The internet can make you or break you, sometimes you get it right, sometimes you can get it wrong. Sometimes people within companies hit the ‘send’ button without really checking their work.
That’s the only possible explanation for the online hilarity created by a photo sent out by the Musee de l’Armee in Paris, promoting an exhibition of war memorabilia from the Battle of Waterloo, the conflict that put Bonaparte in his place and sent him scurrying off in defeat.
One of the pieces of armor is a breastplate worn by a young French soldier, Antoine Fauveau. There is a significant hole in the front on the right side, not over top the heart but not far from it. The gaping hole goes right through the armour and exits on the rear side.
Museum staff made the mistake of explaining that the young man had been “wounded” by the hit from a nine pound cannonball. Immediately, social media users from across the globe seized on the understatement as an error of epic proportions.
They took great glee in making fun of the video and its caption, as the size of the hole makes it clear that the poor young man must have died, not simply been wounded. Other humorous theories abounded online about his death, including this witty comment from one user: “The CDC (Center For Disease Control in Atlanta) ruled he died from the Black Plague.”
Some social media subscribers compared the soldier’s wound to the knight in “In Search Of the Holy Grail” film by the Monty Python troupe. In the movie, as a knight battles and jousts with another warrior and loses limb after limb, he keeps pronouncing, “Tis but a scratch!” until there is nothing left but a torso and head.
The battle, which ushered in the end of French imperialism and saw Napoleon exiled to Elba, happened in Waterloo, Belgium, in 1815.
Reactions by those online who saw the video and leapt on the opportunity to poke fun was not welcomed unanimously by all viewers.
As seems to always be the case these days, one individual took exception to people having a laugh at the expense of the man who died while fighting. Tony Pollard is a professor of conflict history and archaeology at the University of Glasgow. He found the jokes to all be in poor taste, and said so on his Twitter feed.
“It might not seem so funny if we knew more about the man and his death,” Pollard sniffed. He went on to say that Fauveau would have endured “massive trauma,” and that the breastplate may have temporarily held his torso and organs together.
Ultimately, however, he would have had an agonizing death, according to Pollard. His body then would have been chucked into an open grave filled with the bodies of many soldiers.
It’s astonishing that Fauveau was ever identified. But because he was carrying a pay packet of sorts with his name on it, officials eventually were able to ascribe a name to the breastplate. Other details found on him said that he was a blue-eyed, fair haired young man who was about to be married.
Of course every soldier’s death in war is a tragedy. But it’s also a tragedy that, particularly in these unsteady times, a little humour found in something that occurred so long ago is criticized as insensitive and uncaring. No doubt the Tweets were meant in good fun, and certainly they are a refreshing change from the mean-spirited, polarizing harangues we see on every issue nowadays, from politics to popular culture.

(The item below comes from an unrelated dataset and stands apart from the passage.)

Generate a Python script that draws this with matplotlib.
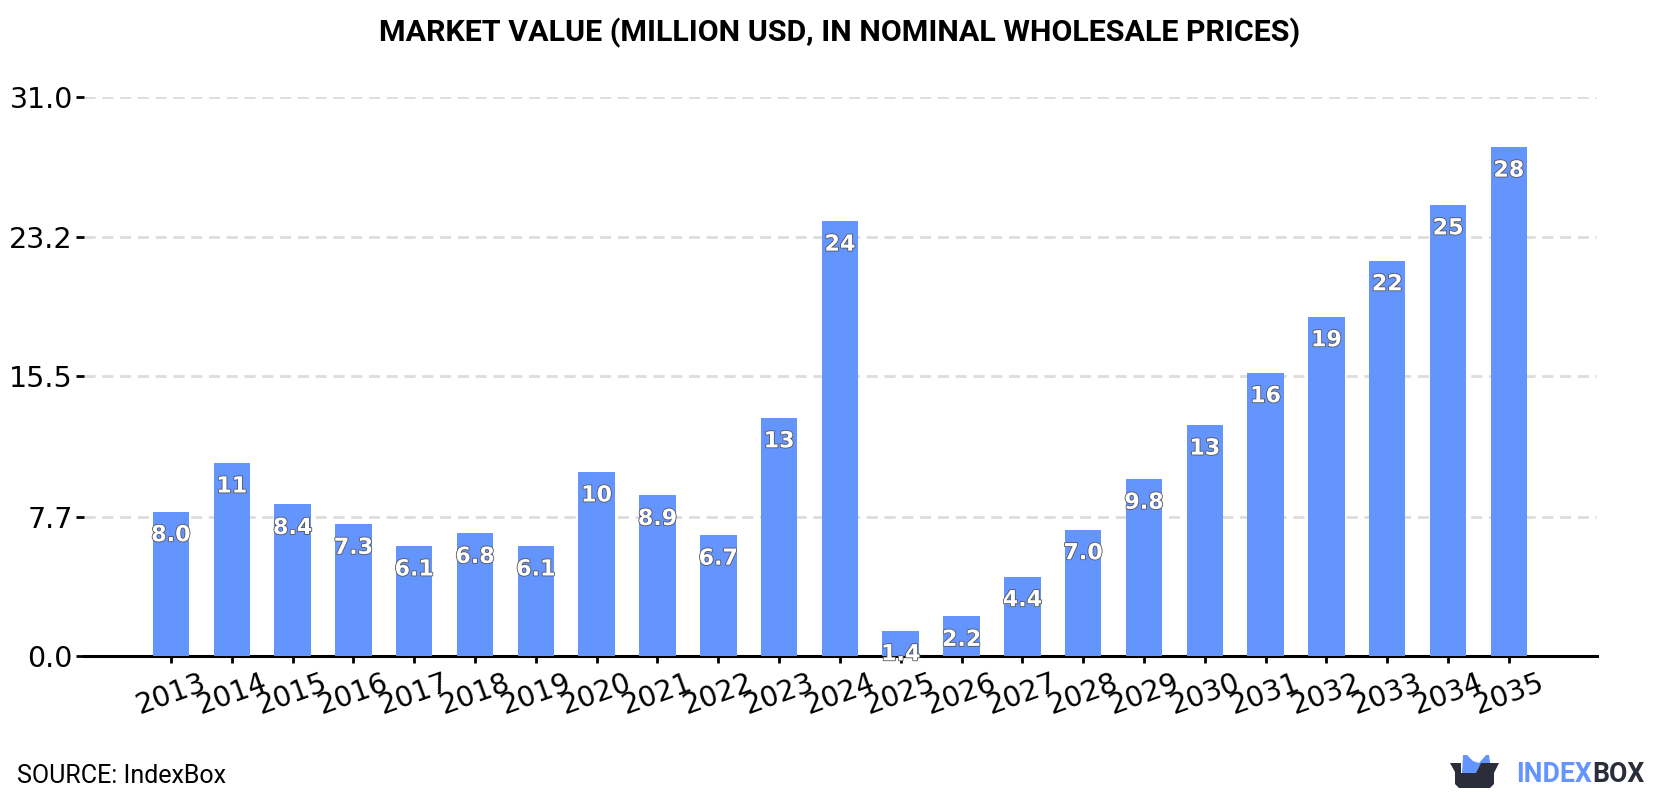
import matplotlib
matplotlib.use('Agg')
import matplotlib.pyplot as plt
import matplotlib.patheffects as pe
from matplotlib.patches import Polygon

years = [2013, 2014, 2015, 2016, 2017, 2018, 2019, 2020, 2021, 2022, 2023, 2024,
         2025, 2026, 2027, 2028, 2029, 2030, 2031, 2032, 2033, 2034, 2035]
values = [8.0, 10.7, 8.4, 7.3, 6.1, 6.8, 6.1, 10.2, 8.9, 6.7, 13.2, 24.1,
          1.4, 2.2, 4.4, 7.0, 9.8, 12.8, 15.7, 18.8, 21.9, 25.0, 28.2]
y_ticks = [0.0, 7.7, 15.5, 23.2, 31.0]

BLUE = '#6495ff'
DARK = '#2b2d3a'
W, H = 1680, 800


def fmt(v):
    # two significant digits, the way the labels are printed on the bars
    return '%.1f' % v if v < 9.95 else '%.0f' % v


fig = plt.figure(figsize=(W / 100, H / 100), dpi=100)
ax = fig.add_axes([84 / W, 1 - 656 / H, (1597 - 84) / W, (656 - 96.5) / H])

x = list(range(len(years)))
ax.bar(x, values, width=0.6, color=BLUE, zorder=3)
ax.set_xlim(-1.43, 23.45)
ax.set_ylim(0, 31)

ax.yaxis.grid(True, color='#dddddd', linestyle=(0, (4, 2.4)), linewidth=2, zorder=0)
ax.set_axisbelow(True)
for side in ['top', 'right', 'left']:
    ax.spines[side].set_visible(False)
ax.spines['bottom'].set_linewidth(2.2)

ax.set_yticks(y_ticks)
ax.set_yticklabels(['%.1f' % t for t in y_ticks], fontsize=20.5)
ax.set_xticks(x)
ax.set_xticklabels(years, fontsize=20.5, rotation=20)
ax.tick_params(axis='y', length=6, width=2, pad=2)
ax.tick_params(axis='x', length=5, width=2, pad=4)

# value labels sit just inside the top of each bar
for i, v in zip(x, values):
    ax.annotate(fmt(v), (i, v), xytext=(0, -17), textcoords='offset points',
                ha='center', va='center', fontsize=16, fontweight='bold',
                color='white', zorder=5, clip_on=False,
                path_effects=[pe.withStroke(linewidth=1.2, foreground='#555555')])

fig.text(0.5, 1 - 33 / H, 'MARKET VALUE (MILLION USD, IN NOMINAL WHOLESALE PRICES)',
         ha='center', va='center', fontsize=21.9, fontweight='bold', family='Roboto')
fig.text(17 / W, 1 - 776 / H, 'SOURCE: IndexBox', ha='left', va='center',
         fontsize=18, family='Roboto')

# logo: open box with blue ears, in pixel coordinates
logo = fig.add_axes([0, 0, 1, 1], facecolor='none')
logo.set_xlim(0, W)
logo.set_ylim(H, 0)
logo.axis('off')
logo.add_patch(Polygon([(1462, 773), (1463, 755), (1467, 755), (1473, 761), (1479, 763),
                       (1486, 755), (1489, 755), (1492, 775), (1476, 777)],
                       closed=True, color=BLUE, lw=0))
logo.add_patch(Polygon([(1450, 763), (1461, 763), (1461, 773), (1476, 773), (1481, 763),
                       (1499, 763), (1494, 773), (1494, 784), (1490, 788), (1459, 788),
                       (1455, 784), (1455, 772)],
                       closed=True, color=DARK, lw=0))
t1 = logo.text(1516, 775, 'INDEX', ha='left', va='center', fontsize=19.2,
               fontweight='bold', family='Roboto', color=BLUE)
fig.canvas.draw()
bb = t1.get_window_extent()
logo.text(bb.x1, 775, 'BOX', ha='left', va='center', fontsize=19.2,
          fontweight='bold', family='Roboto', color=DARK)

fig.savefig('out.png', dpi=100, facecolor='white')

Is History’ Most Iconic Piece of Armor a Fake?
What started off as a social media post that went viral has led to a massive question – is this iconic piece of armor and its famous story actually fake.
Will this story going viral it piqued the interest of former Scotland Yard detective David Videcette. His experience in solving crime, ballistics and gunshot injuries leads him to believe that this piece of armor and the story behind is completely fake and historians, researchers and the public have been conned.
Videcette has measured both the entry and exit holes which leads him to state FAKE. For example, both entry and exit holes are too big for the cannon used on the battlefield that day.
He goes on to explain: It’s well known that the largest piece of artillery the British and its allies had on the battlefield of Waterloo was a 9lb cannon. These 9lb cannons fired solid metal cannonballs of four inches or 10cm in diameter – too small to have made a 12cm entry hole in the breastplate of the cuirass. The French had larger artillery on the battlefield that day, but even their largest cannon fell slightly short of being able to make a 12cm hole.
Scotland Yard Detective
The former detective adds even more facts to the story that has upset the museum and the narratives of historians and academics alike, and that is the fact that the man inside the armor on that fateful day wasn’t in fact killed.
The mystery continues. Inside the padding of the armor was a service booklet in the name of François Antoine Fauveau, 23 years of age, a dairyman by profession, who was incorporated into the 2nd rifle regiment in May 1815. His height – 5’8.
His statement of service records him as having ‘a long face’: “a large forehead, blue eyes, aquiline nose, small mouth, a face marked by freckles”.
Another Article From Us: Battlefield Relic, The Only Witness Left Standing to the Battle of Culloden
Interestingly, the family have always insisted that this wasn’t François, it was in fact his brother who was killed at Waterloo.